A pragmatist judge might therefore dissent on the grounds that the majority opinion abstracts into airy flourishes about “justice,” “rights,” and “equity.” Opinions that turn on such loaded terminology, the pragmatist judge might say, reveal more about judges’ personal ideologies than about the meaning of the terminology.
Legal pragmatism would seem to be, in this respect, both common sense and no-nonsense. Certainly that is how Holmes thought of the law. “[T]he only definition of law for a lawyer’s purpose,” the English jurist Sir Frederick Pollock wrote to Holmes, “is something which the Court will enforce” (Pollock to Holmes 3). Holmes agreed with his friend and pen pal. It was not that he considered the law to be without philosophical substance or that he delighted in its inevitable malleability; it was that he had it out for jurists who overstated the ontology of the law and glorified the law as the earthly manifestation of divine purpose or as a majestic surrogate for morality.
Law did not work this way; it was not divorced from the mundane social sphere or autonomous from ordinary, routine human interactions. Indeed, it derived from those things. Lawsuits with specific facts and murky issues came before the courts, which assessed the arguments of both sides and extracted a general rule based on the evidence and consistent with the principles expressed in patterns of established precedent. The actions of a few people were thereby plugged into a vast network of human relations spanning different times and places; what linked the people and places was the general rule, which had been in circulation long before the parties disputed. When they initiated suit, the parties did not know which general rule the judge would apply to their case, but their aim was to present the facts in such a way as to implicate the general rule that would allow them to prevail. In essence, the parties knew the facts of their case and had an assortment of general rules to choose from, and based on the precedents related to their claim, they predicted what the judge or jury would need to hear in order to find or rule in their favour. Legal pragmatism looks at this process and does not see anything ontologically or epistemologically magnificent. It looks at this process and sees, rather, a plain representation of the way things are and a possible prophecy about the way things might be.

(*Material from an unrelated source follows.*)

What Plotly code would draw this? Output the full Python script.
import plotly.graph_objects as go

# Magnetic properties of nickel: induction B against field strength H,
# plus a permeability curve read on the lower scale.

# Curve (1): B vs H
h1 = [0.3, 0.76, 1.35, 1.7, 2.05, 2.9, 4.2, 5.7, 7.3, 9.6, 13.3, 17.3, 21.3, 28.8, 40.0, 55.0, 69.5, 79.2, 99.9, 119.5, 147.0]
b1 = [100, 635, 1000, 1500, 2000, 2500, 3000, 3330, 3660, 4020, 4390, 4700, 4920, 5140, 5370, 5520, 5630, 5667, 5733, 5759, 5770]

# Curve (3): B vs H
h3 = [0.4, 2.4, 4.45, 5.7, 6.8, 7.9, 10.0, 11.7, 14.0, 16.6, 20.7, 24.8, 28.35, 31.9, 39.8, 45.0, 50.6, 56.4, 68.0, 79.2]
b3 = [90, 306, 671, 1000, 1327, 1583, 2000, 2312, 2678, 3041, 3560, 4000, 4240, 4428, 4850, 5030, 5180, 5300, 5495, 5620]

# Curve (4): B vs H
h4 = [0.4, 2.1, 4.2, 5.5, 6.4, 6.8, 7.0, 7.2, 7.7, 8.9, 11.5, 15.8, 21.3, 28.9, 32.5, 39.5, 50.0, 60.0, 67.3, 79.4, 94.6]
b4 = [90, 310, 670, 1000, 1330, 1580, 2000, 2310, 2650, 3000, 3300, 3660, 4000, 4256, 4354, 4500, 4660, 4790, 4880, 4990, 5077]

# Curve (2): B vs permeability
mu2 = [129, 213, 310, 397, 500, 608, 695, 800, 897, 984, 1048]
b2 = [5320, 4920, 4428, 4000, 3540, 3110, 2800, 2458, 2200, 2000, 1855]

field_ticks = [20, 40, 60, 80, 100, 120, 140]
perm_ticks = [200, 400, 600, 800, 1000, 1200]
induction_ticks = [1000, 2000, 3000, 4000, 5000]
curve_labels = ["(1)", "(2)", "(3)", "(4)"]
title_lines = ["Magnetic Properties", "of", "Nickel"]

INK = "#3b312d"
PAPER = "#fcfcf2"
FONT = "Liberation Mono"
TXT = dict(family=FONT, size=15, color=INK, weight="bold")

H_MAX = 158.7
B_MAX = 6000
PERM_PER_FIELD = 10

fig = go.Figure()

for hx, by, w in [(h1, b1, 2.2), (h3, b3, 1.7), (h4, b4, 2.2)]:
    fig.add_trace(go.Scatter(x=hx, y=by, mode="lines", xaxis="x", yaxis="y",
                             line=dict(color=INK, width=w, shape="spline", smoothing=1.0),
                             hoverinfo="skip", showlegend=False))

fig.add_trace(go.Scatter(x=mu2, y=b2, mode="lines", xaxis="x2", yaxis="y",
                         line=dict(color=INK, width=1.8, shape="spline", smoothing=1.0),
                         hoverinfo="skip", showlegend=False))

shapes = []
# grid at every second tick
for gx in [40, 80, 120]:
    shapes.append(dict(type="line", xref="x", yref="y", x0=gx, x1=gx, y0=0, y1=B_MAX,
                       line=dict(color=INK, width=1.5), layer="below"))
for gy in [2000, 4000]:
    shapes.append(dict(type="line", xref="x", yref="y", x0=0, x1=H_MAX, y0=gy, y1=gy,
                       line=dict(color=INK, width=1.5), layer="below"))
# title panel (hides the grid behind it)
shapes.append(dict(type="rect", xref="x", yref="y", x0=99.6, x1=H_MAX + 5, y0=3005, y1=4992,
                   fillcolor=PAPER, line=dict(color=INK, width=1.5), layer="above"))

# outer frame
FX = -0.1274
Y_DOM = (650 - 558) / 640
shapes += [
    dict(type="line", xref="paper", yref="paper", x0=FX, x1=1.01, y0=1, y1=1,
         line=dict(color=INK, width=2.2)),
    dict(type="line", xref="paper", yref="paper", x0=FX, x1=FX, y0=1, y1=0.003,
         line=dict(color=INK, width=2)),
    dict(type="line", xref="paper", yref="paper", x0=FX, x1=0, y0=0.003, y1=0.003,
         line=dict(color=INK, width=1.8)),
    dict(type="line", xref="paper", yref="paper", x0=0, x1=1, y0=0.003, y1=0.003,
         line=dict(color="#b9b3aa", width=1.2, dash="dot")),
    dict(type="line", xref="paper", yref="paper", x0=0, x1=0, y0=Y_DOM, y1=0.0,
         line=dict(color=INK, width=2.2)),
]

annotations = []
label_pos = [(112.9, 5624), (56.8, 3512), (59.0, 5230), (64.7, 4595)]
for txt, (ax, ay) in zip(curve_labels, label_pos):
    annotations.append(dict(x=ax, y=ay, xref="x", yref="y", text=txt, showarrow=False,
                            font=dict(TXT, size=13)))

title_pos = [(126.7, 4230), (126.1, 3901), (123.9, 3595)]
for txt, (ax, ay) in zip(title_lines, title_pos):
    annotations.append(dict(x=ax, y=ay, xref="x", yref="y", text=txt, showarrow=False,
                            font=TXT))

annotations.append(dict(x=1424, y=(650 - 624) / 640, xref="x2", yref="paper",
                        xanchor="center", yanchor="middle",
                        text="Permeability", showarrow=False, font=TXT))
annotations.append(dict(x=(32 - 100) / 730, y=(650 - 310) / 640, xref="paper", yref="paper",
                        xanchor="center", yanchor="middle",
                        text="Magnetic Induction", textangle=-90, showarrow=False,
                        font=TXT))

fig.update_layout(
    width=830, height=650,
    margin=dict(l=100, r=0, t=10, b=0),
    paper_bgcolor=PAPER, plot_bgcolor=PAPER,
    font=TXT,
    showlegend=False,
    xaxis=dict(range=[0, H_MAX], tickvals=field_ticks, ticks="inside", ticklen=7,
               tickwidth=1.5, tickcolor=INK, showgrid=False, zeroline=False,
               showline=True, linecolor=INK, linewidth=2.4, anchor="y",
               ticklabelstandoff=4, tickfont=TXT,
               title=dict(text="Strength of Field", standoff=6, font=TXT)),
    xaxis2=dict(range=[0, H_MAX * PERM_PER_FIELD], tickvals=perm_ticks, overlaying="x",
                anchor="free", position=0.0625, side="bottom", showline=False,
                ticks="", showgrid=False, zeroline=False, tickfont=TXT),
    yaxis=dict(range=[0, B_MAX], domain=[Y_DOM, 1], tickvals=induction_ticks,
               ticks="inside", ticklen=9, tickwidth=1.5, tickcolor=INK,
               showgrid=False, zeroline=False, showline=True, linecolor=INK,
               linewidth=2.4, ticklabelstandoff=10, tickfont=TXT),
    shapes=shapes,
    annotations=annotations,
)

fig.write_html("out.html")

As a link between the old and the new, Holmes appreciated the ways in which the law, like history itself, unfolds in stages and in accordance with community consensus. He had witnessed firsthand the stark cultural transitions in New England before, during, and after the Civil War, and he understood the importance of adjusting to change, or rather of accommodating it. He neither liked nor disliked the concept of change; he simply recognised that it was what it was and would happen despite anyone’s preferences for or against it.

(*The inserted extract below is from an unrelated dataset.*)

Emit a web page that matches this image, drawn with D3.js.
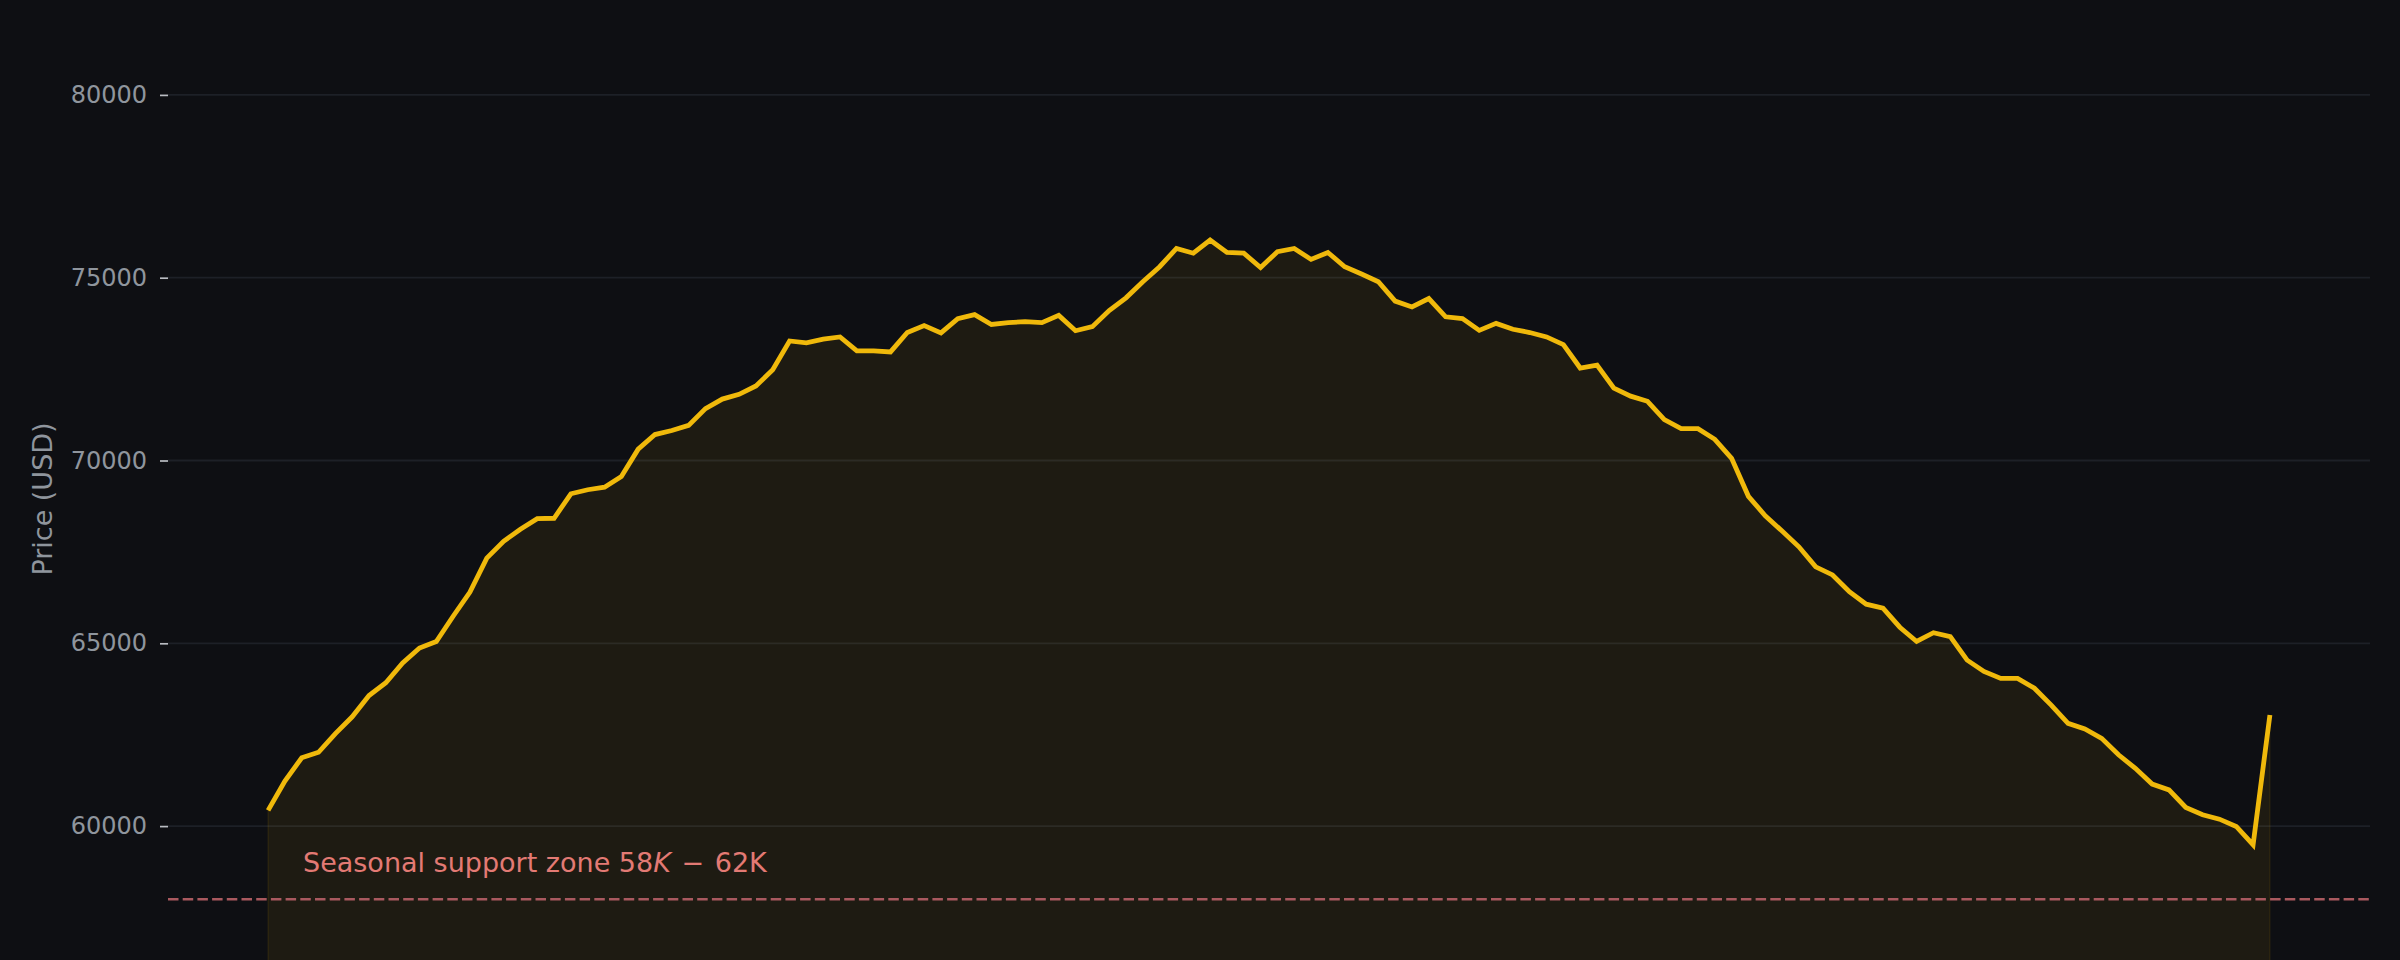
<!DOCTYPE html>
<html>
<head>
<meta charset="utf-8">
<script src="https://cdn.jsdelivr.net/npm/d3@7"></script>
<style>
  html, body { margin: 0; padding: 0; background: #0e0f13; }
  svg { display: block; }
</style>
</head>
<body>
<svg id="chart" width="2400" height="960"></svg>
<script>
// ---- data ----
const days = d3.range(120); // day index
const prices = [
  60430, 61230, 61870, 62020, 62530, 62990, 63570, 63920, 64460, 64870,
  65050, 65740, 66400, 67330, 67790, 68120, 68410, 68420, 69090, 69200,
  69270, 69560, 70310, 70710, 70820, 70960, 71420, 71680, 71810, 72040,
  72480, 73270, 73220, 73320, 73380, 73000, 73000, 72970, 73500, 73690,
  73490, 73880, 73990, 73720, 73770, 73800, 73770, 73970, 73550, 73660,
  74100, 74450, 74890, 75300, 75800, 75670, 76030, 75690, 75670, 75280,
  75710, 75800, 75500, 75690, 75300, 75100, 74890, 74360, 74200, 74430,
  73930, 73880, 73560, 73750, 73590, 73500, 73380, 73170, 72530, 72610,
  71980, 71760, 71620, 71120, 70870, 70870, 70580, 70060, 69020, 68490,
  68070, 67640, 67090, 66870, 66410, 66070, 65960, 65440, 65050, 65290,
  65180, 64540, 64230, 64040, 64040, 63770, 63310, 62810, 62660, 62400,
  61950, 61580, 61150, 60990, 60510, 60310, 60190, 59990, 59490, 63040
];
const yTicks = [60000, 65000, 70000, 75000, 80000];
const supportLevel = 58000;
const annotationParts = ["Seasonal support zone 58", "K", " \u2212", " 62K"];
const yLabel = "Price (USD)";

// ---- layout ----
const W = 2400, H = 960;
const plotLeft = 168, plotRight = 2370;
const svg = d3.select("#chart");
svg.append("rect").attr("width", W).attr("height", H).attr("fill", "#0e0f13");

const n = days.length;
const pad = (n - 1) * 0.05;
const x = d3.scaleLinear().domain([days[0] - pad, days[n - 1] + pad]).range([plotLeft, plotRight]);
const y = d3.scaleLinear().domain([60000, 80000]).range([826.1, 94.9]);

// grid
const grid = svg.append("g");
grid.selectAll("line").data(yTicks).join("line")
  .attr("x1", plotLeft).attr("x2", plotRight)
  .attr("y1", d => y(d)).attr("y2", d => y(d))
  .attr("stroke", "#1d2027").attr("stroke-width", 1.8);

// y axis
const yAxis = d3.axisLeft(y).tickValues(yTicks).tickFormat(d3.format("d")).tickSize(8).tickPadding(13);
const ag = svg.append("g").attr("transform", `translate(${plotLeft},0)`).call(yAxis);
ag.select(".domain").remove();
ag.selectAll(".tick line").attr("stroke", "#b9bcc2").attr("stroke-width", 1.7);
ag.selectAll(".tick text")
  .attr("fill", "#8f959d")
  .style("font-family", "'DejaVu Sans', sans-serif")
  .style("font-size", "24px");

// y label
svg.append("text")
  .attr("transform", `translate(42,499) rotate(-90)`)
  .attr("text-anchor", "middle")
  .attr("dominant-baseline", "central")
  .attr("fill", "#8f959d")
  .style("font-family", "'DejaVu Sans', sans-serif")
  .style("font-size", "27px")
  .text(yLabel);

// area fill
const bottom = H + 40;
const area = d3.area()
  .x((d, i) => x(days[i]))
  .y0(bottom)
  .y1(d => y(d));
svg.append("path")
  .datum(prices)
  .attr("d", area)
  .attr("fill", "#f0b90b")
  .attr("fill-opacity", 0.075)
  .attr("stroke", "#f0b90b")
  .attr("stroke-opacity", 0.08)
  .attr("stroke-width", 1.5);

// support dashed line
svg.append("line")
  .attr("x1", plotLeft).attr("x2", plotRight)
  .attr("y1", y(supportLevel)).attr("y2", y(supportLevel))
  .attr("stroke", "#a9595f")
  .attr("stroke-width", 2.6)
  .attr("stroke-dasharray", "10.5,4.2");

// price line
const line = d3.line()
  .x((d, i) => x(days[i]))
  .y(d => y(d));
svg.append("path")
  .datum(prices)
  .attr("d", line)
  .attr("fill", "none")
  .attr("stroke", "#f0b90b")
  .attr("stroke-width", 4.8)
  .attr("stroke-linejoin", "miter")
  .attr("stroke-linecap", "butt");

// annotation
const t = svg.append("text")
  .attr("x", 303).attr("y", 872)
  .attr("fill", "#e37a74")
  .style("font-family", "'DejaVu Sans', sans-serif")
  .style("font-size", "27px");
t.append("tspan").text(annotationParts[0]);
t.append("tspan").style("font-style", "italic").text(annotationParts[1]);
t.append("tspan").attr("dx", 2).text(annotationParts[2]);
t.append("tspan").attr("dx", 2).text(annotationParts[3]);
</script>
</body>
</html>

That became his take on the law as well: it was neither good nor bad; it just was. Some people sought to remake it—they were supposed to be the legislators and their constituents — but whatever passed as law at any given moment was just a temporary place-marker until something different came along. This does not mean that he did not welcome certain changes, only that he did not see those changes as a step towards realizing an abstract teleology. When other justices or jurists seemed to champion an absolute or teleological position about the law, Holmes knew he had to dissent, and to dissent well, lest the law itself become fixed in a maladapted state from which it could not recover. By the time 1881 came to a close, Holmes had made his mark. The Common Law had been favorably received; it earned him the reputation of an accomplished jurisprudent and guaranteed his continued friendship with such renowned legal figures as Pollock. It also made him a discussion point among important political figures and public intellectuals.
1882 ushered in a new phase of his life. He began to adjust to the duties and responsibilities of life on the bench. His lifelong hero Emerson died that year, and as a novice justice on the highest court in Massachusetts, he was faced with rare opportunities to give Emersonian expression to pragmatic principles that would obtain to the people of that state.

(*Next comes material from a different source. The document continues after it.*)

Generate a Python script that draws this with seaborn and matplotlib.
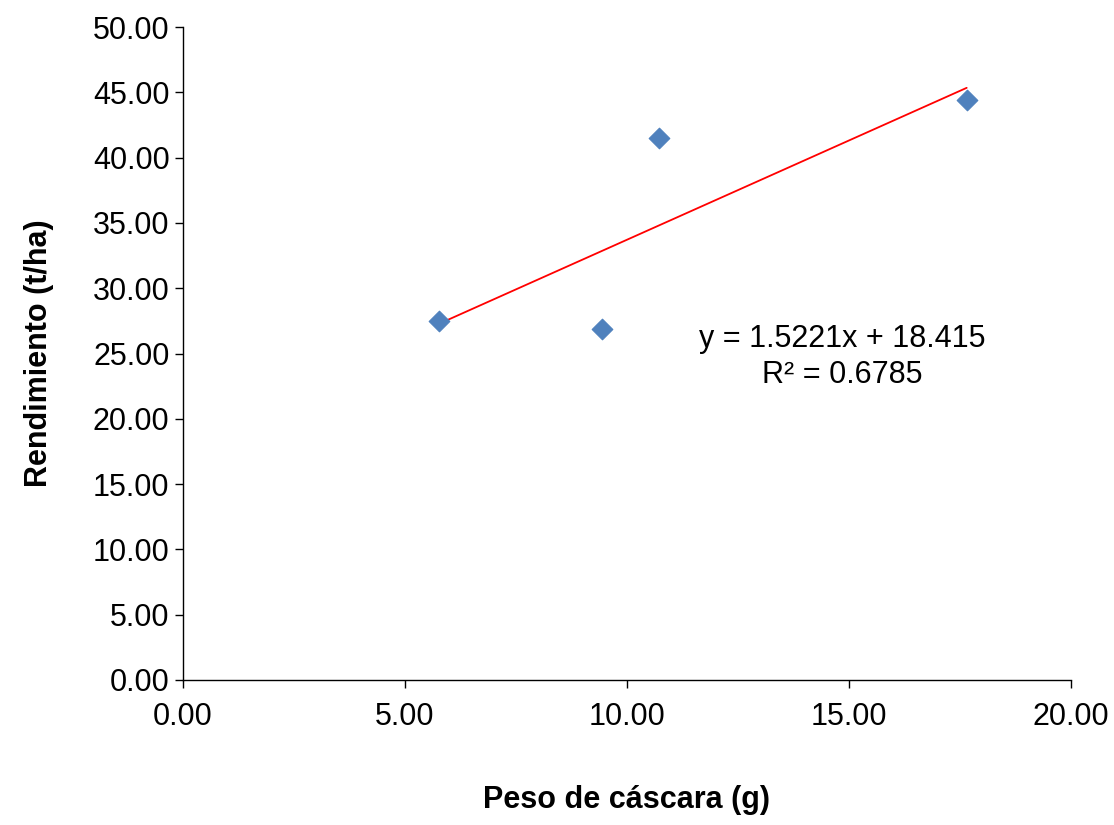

Emerson’s ideas remained persuasive to Holmes and others inasmuch as they addressed theories that had not gone away. But Emerson’s language no longer conveyed the convictions of the age and no longer registered a perspective familiar to the younger generation. The country was asking questions, and the answers were not to be found in pure transcendentalism. Holmes realized this and so sought to repackage Emerson in idioms that the current era could recognize and through a medium that would have a direct impact on the problems concerning Americans. Eventually he would sit on the United States Supreme Court, and from that revered post he would begin to promulgate and preserve his lively variety of pragmatism — which synthesized Emerson, Peirce, Dewey, and James — in the legal canons of the country
Mendenhall'a 'Oliver Wendell Holmes Jr. and the Darwinian Common Law Paradigm' in (2015) 7(2) European Journal of Pragmatism and American Philosophy 129-151 is characterised as building on
recent work by Susan Haack to suggest that Oliver Wendell Holmes Jr’s conception of the common law was influenced by Darwinian evolution and classical pragmatism. This is no small claim: perceptions of what the common law is and does within the constitutional framework of the United States continue to be heavily debated. Holmes’s paradigm for the common law both revised and extended the models set forth by Sir Edward Coke, Thomas Hobbes, Sir Matthew Hale, and Sir William Blackstone. Adding additional substance to Haack’s argument by pointing out passages in Holmes’s opinions and in his only book, The Common Law, that corroborate her claims about the particular features of Holmes’s pragmatism, this essay concludes by suggesting that, because of his connections with the classical pragmatists and his reverence for Emerson, Holmes is the best place to begin answering the famous question formulated by Stanley Cavell: ‘What’s the Use in Calling Emerson a Pragmatist?’.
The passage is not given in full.